In many ways, “Hamnet” encourages the same kind of “close reading” and symbolic analysis that literary critics often apply to Shakespeare’s works. From the colors of character’s attire — which change infrequently, much like costuming in a play — to the recurring representation of forests as sites of liminality, ancestral connection, and escape from social strictures, the film rewards careful attention and symbolic interpretation.
That being said, the staggering cinematography in “Hamnet” will enchant viewers who are content to take the film at surface value, too. The film is lush with beauty — the forest scenes alone, bursting with vivid greenery, are enough to take one’s breath away. Likewise, the visually arresting final scenes, set in the 16th century Globe Theatre, will haunt viewers long after they leave Shakespeare’s era and re-enter their own.
Fair warning, however: come prepared with tissues. “Hamnet” is a film that confronts some of the most harrowing human experiences with unflinching honesty, and the outstanding performances make it piercing and utterly believable.
It’s not just the film’s emotional subject matter or its stars’ delivery, however, that makes “Hamnet” so moving. A significant part of the film’s resonance emerges from its “play within a play” structure, a token device of Shakespeare’s. The creative conceit of the film — which carries viewers through the events that inspired “Hamlet” and then incorporates scenes from the play itself — convey a powerful message about the power of performance. Storytelling becomes a conduit for reviving the dead, as Shakespeare uses theater to regain the goodbye he was robbed of in real life. By transforming his personal grief into an act of collective mourning, Shakespeare turns “Hamlet” into an enduring testament to his love for his son — an elegy so resonant audiences are still bearing witness to it today, in the form of the film itself.
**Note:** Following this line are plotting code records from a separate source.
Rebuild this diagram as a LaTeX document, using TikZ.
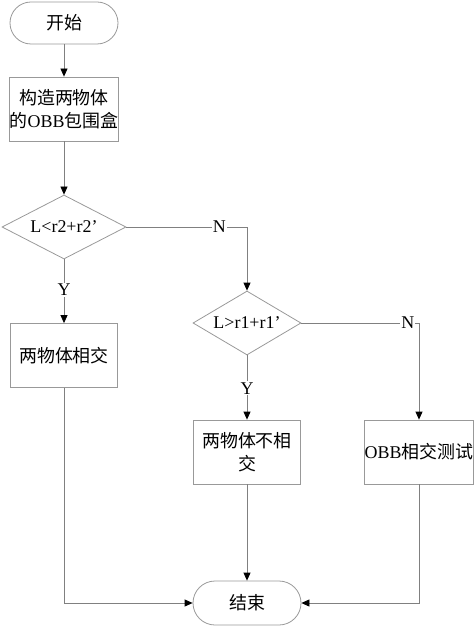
\documentclass[tikz,border=0pt]{standalone}
\usepackage{fontspec}
\setmainfont{Liberation Serif}
\newfontfamily\cjk{Noto Sans CJK SC}
\usetikzlibrary{arrows.meta,shapes.geometric}
\begin{document}
\begin{tikzpicture}[x=1bp,y=-1bp,
  font=\fontsize{18}{23}\selectfont,
  base/.style={draw=black!40, line width=0.8bp, inner sep=0pt, align=center, text=black},
  term/.style={base, rounded corners=21bp, minimum width=108bp, minimum height=42bp},
  procbox/.style={base, minimum width=107bp, minimum height=64bp},
  decide/.style={base, diamond, minimum height=64bp},
  conn/.style={draw=black!50, line width=0.8bp, -{Triangle[width=7bp,length=8bp,color=black,fill=black]}},
  lbl/.style={fill=white, inner sep=1bp, text=black}
]
\useasboundingbox (0,0) rectangle (474,626);
\node[term] (start) at (64,23) {\cjk 开始};
\node[procbox] (b1) at (64,109) {\cjk 构造两物体\\{\cjk 的}OBB{\cjk 包围盒}};
\node[decide, minimum width=124bp, aspect=1.94] (d1) at (64,227) {L<r2+r2’};
\node[decide, minimum width=108bp, aspect=1.69] (d2) at (247,323) {L>r1+r1’};
\node[procbox] (b2) at (64,355.5) {\cjk 两物体相交};
\node[procbox] (b3) at (247,452) {\cjk 两物体不相\\\cjk 交};
\node[procbox] (b4) at (419,452) {OBB{\cjk 相交测试}};
\node[term, minimum height=44bp, rounded corners=22bp] (end) at (247,603) {\cjk 结束};

\draw[conn] (start) -- (b1);
\draw[conn] (b1) -- (d1);
\draw[conn] (d1.east) -| node[lbl, pos=0.385] {N} (d2.north);
\draw[conn] (d1.south) -- node[lbl, pos=0.48] {Y} (b2.north);
\draw[conn] (d2.south) -- node[lbl, pos=0.51] {Y} (b3.north);
\draw[conn] (d2.east) -| node[lbl, pos=0.453] {N} (b4.north);
\draw[conn] (b2.south) |- (end.west);
\draw[conn] (b3.south) -- (end.north);
\draw[conn] (b4.south) |- (end.east);
\end{tikzpicture}
\end{document}
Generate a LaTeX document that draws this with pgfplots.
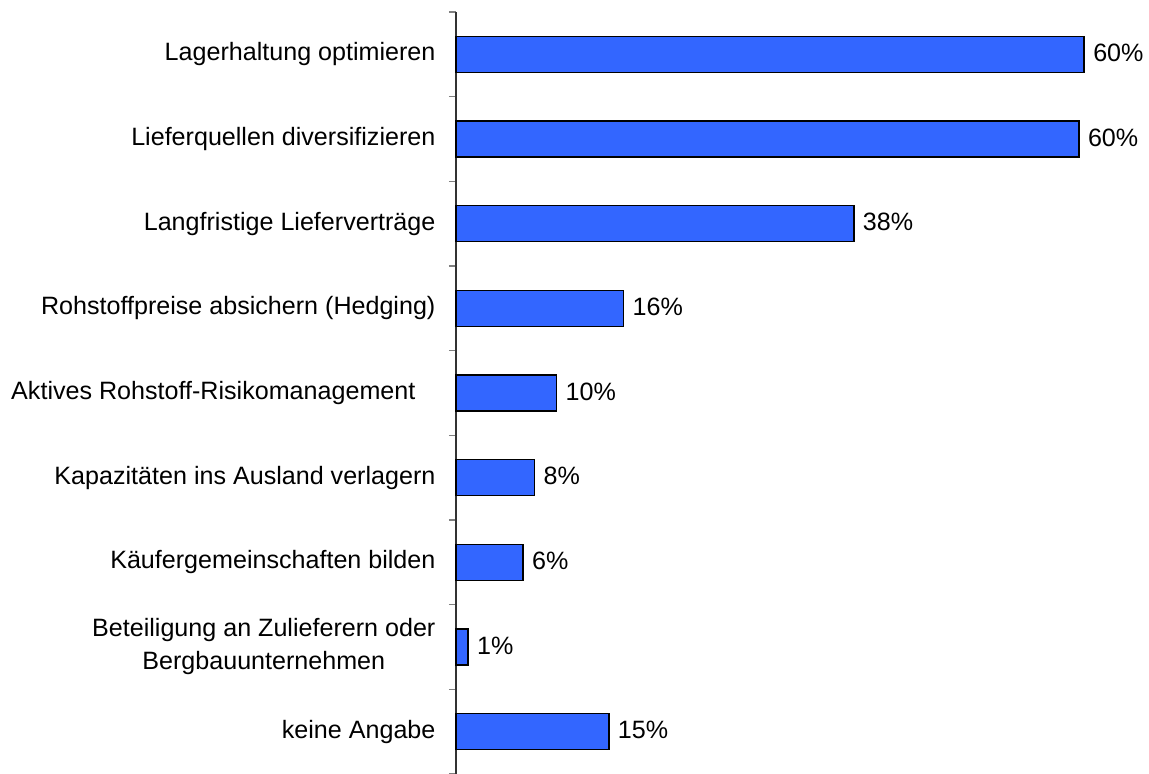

In the stillness that hangs in the air at the film’s conclusion, audiences may be seized by the instinct to clap. The urge is natural — it reflects the many ways “Hamnet” expertly blurs the line between film and theater. It intertwines memory and mourning, art and acting, sacrifice and song in a beautiful tapestry of storytelling that defies genre expectations. Where the historical record is quiet, “Hamnet” speaks. The rest, as Shakespeare once wrote, is silence.